_EXERCISE GOAL_: No pictures go into the copy. Write out exactly the lines below from the one containing "Write the seaborn" through the one containing "import seaborn as sns".

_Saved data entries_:
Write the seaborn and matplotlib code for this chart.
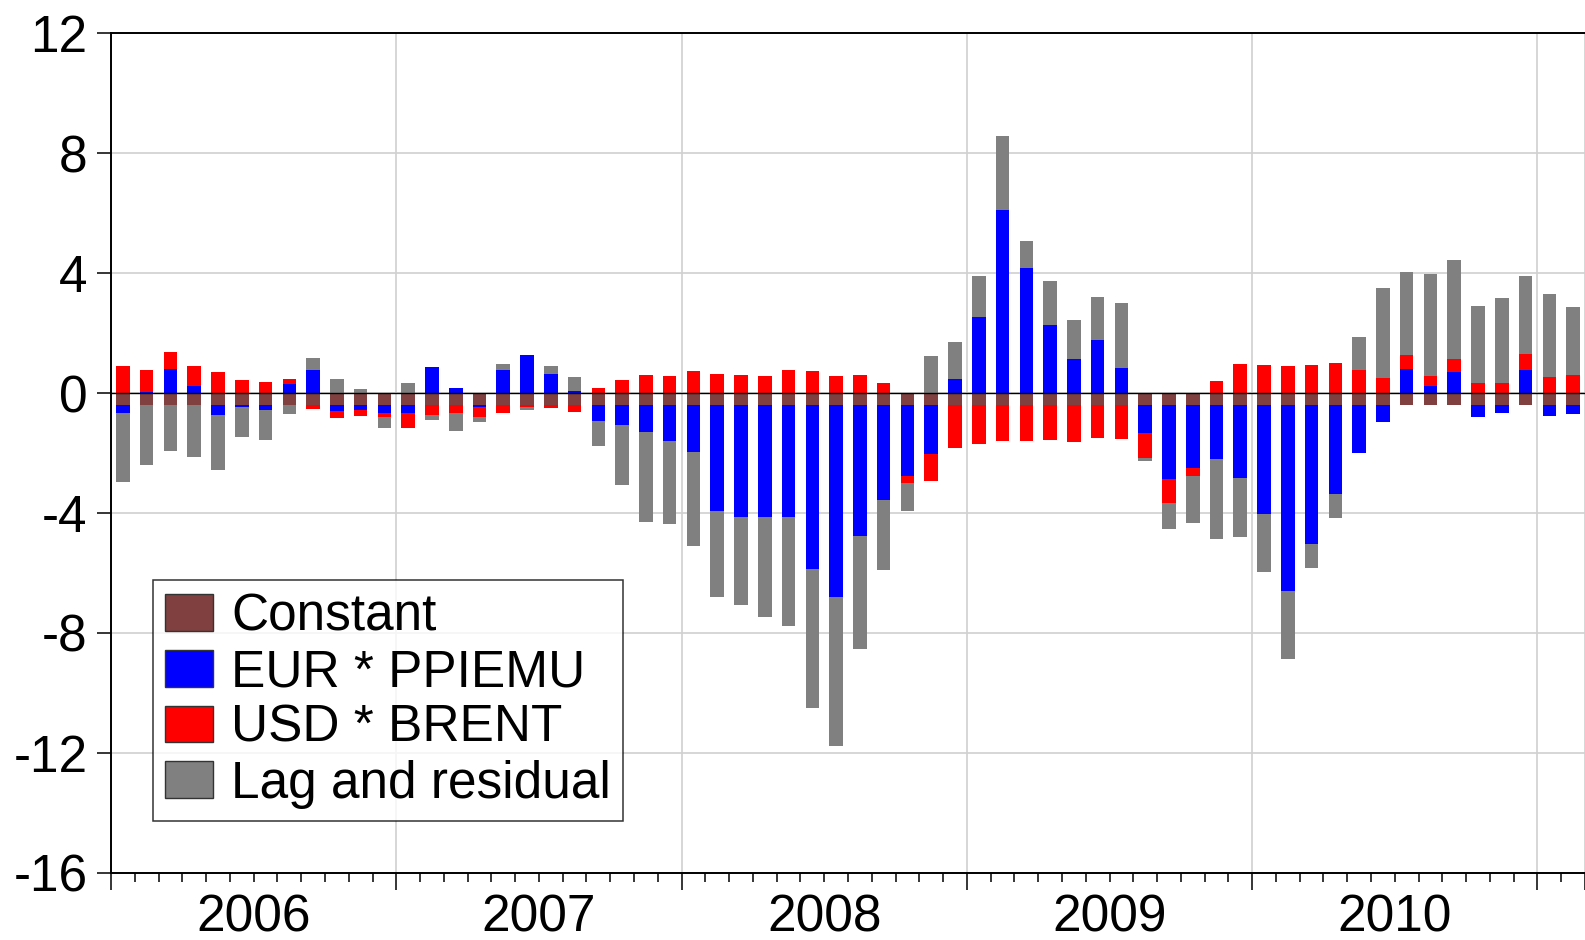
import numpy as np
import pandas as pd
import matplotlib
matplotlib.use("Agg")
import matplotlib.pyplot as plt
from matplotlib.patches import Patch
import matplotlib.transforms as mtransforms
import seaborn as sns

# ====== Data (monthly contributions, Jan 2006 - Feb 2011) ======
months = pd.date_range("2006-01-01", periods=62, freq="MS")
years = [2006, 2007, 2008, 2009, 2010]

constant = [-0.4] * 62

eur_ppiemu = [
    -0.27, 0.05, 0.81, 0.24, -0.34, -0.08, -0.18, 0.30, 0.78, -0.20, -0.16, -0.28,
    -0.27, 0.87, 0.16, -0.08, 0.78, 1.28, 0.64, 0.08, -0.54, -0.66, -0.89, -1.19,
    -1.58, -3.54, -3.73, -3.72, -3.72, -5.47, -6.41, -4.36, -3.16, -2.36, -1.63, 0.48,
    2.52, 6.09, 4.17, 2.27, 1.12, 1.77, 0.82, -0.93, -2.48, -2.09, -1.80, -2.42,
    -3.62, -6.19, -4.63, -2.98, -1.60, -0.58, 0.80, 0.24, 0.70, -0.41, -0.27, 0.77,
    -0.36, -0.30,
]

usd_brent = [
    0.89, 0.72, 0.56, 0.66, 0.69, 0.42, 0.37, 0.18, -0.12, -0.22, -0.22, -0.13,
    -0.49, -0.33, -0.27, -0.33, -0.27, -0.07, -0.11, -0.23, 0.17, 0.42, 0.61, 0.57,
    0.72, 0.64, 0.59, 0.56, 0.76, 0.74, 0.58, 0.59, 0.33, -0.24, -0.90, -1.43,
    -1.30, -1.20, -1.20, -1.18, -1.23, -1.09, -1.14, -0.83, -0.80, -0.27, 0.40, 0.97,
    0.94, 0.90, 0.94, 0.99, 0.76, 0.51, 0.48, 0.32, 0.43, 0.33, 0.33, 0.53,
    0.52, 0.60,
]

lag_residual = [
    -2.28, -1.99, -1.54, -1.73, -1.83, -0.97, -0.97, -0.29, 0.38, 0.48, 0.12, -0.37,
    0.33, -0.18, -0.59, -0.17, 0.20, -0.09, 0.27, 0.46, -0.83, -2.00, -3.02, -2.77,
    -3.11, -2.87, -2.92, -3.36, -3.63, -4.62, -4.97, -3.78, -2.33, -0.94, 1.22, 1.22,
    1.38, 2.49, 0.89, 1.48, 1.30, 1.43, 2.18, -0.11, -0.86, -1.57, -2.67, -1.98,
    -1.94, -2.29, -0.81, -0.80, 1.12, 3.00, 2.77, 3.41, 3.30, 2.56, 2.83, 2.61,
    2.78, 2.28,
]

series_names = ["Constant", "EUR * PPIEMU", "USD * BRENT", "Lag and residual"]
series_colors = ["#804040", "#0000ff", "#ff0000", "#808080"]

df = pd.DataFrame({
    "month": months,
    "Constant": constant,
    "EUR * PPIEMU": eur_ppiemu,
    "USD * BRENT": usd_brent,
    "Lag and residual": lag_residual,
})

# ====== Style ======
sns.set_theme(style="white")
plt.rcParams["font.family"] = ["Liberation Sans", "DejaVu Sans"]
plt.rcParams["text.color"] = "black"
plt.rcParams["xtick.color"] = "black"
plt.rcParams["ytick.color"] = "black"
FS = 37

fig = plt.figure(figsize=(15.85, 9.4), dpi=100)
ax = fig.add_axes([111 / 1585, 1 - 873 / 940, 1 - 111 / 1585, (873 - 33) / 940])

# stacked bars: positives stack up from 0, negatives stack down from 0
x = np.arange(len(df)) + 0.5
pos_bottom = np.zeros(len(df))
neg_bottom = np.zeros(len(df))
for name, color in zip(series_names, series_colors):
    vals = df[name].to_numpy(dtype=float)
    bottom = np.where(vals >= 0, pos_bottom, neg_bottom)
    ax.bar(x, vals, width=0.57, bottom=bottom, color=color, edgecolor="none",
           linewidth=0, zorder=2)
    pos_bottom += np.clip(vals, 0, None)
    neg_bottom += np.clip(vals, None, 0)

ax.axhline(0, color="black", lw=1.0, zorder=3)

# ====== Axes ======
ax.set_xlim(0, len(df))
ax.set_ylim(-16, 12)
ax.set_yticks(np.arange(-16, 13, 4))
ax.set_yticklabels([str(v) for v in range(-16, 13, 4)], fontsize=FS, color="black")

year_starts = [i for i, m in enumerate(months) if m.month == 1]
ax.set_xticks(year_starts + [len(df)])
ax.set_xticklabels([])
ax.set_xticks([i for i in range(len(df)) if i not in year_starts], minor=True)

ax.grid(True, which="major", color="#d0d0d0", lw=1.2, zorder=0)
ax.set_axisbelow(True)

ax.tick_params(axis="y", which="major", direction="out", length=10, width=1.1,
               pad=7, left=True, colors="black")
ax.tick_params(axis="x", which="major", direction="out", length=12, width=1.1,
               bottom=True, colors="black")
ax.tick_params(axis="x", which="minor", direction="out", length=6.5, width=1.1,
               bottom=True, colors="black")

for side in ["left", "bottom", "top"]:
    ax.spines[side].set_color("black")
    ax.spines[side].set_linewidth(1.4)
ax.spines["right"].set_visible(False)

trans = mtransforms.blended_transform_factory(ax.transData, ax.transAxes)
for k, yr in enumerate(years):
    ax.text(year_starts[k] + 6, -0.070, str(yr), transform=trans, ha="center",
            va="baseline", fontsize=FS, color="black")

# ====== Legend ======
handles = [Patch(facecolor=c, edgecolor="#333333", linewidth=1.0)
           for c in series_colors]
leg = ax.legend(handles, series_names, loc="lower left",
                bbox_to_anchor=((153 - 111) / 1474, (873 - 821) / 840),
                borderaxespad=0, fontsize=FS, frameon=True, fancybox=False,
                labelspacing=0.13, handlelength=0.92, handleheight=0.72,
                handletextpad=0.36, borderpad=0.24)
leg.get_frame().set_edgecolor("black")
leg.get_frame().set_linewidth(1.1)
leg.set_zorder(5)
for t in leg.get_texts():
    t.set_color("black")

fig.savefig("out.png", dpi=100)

--

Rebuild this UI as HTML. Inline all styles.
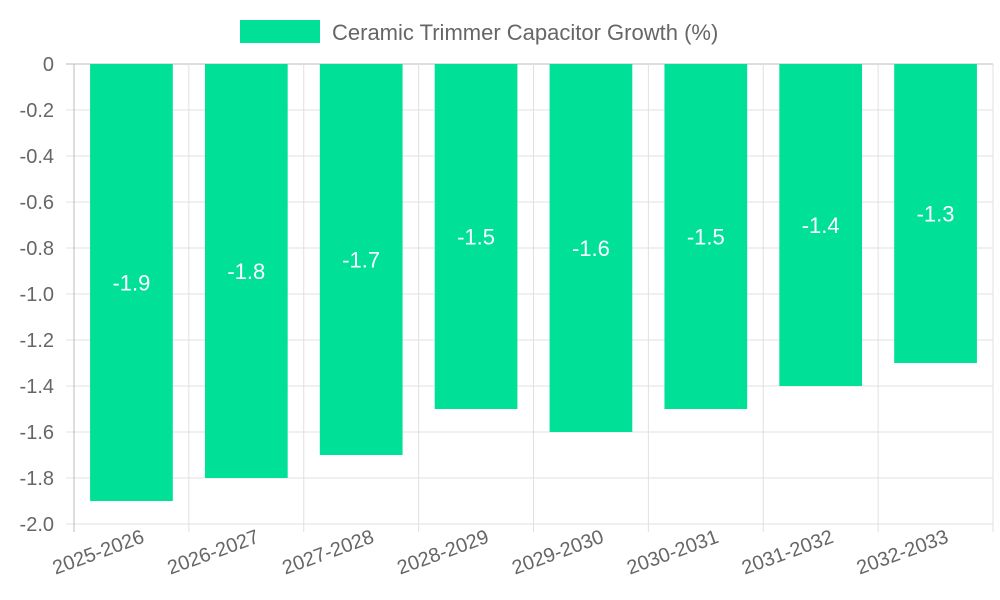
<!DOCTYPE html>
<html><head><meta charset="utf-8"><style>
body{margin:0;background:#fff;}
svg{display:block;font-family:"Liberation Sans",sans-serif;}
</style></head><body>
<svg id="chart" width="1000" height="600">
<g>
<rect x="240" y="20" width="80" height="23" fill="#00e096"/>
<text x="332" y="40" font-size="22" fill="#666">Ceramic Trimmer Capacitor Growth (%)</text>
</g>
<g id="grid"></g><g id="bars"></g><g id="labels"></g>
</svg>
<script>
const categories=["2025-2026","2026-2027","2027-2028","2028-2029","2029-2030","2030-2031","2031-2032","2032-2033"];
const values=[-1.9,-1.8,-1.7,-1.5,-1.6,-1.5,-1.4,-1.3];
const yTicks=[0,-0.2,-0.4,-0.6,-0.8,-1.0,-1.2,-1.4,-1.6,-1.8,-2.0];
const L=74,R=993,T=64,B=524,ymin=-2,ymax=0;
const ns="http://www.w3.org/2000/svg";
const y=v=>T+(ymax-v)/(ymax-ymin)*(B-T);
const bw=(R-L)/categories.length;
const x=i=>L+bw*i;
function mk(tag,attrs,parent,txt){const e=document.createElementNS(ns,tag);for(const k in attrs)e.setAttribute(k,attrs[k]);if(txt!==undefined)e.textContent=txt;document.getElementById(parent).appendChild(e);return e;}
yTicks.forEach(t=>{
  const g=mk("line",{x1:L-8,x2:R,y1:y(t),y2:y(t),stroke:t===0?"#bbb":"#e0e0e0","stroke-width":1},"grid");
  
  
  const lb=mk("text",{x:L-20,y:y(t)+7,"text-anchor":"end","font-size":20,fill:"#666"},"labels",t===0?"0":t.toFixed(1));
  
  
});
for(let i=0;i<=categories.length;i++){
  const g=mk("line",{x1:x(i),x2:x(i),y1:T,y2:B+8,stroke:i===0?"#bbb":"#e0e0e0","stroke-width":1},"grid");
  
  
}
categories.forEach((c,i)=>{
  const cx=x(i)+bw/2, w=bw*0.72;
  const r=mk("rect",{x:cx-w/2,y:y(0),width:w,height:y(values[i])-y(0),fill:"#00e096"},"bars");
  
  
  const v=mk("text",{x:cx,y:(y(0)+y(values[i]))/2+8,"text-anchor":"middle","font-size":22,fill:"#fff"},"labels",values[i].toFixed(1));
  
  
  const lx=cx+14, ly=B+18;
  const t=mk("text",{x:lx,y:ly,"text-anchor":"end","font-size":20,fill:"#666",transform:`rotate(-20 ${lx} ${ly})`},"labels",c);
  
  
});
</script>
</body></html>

_EXERCISE SOLUTION_:
Write the seaborn and matplotlib code for this chart.
import numpy as np
import pandas as pd
import matplotlib
matplotlib.use("Agg")
import matplotlib.pyplot as plt
from matplotlib.patches import Patch
import matplotlib.transforms as mtransforms
import seaborn as sns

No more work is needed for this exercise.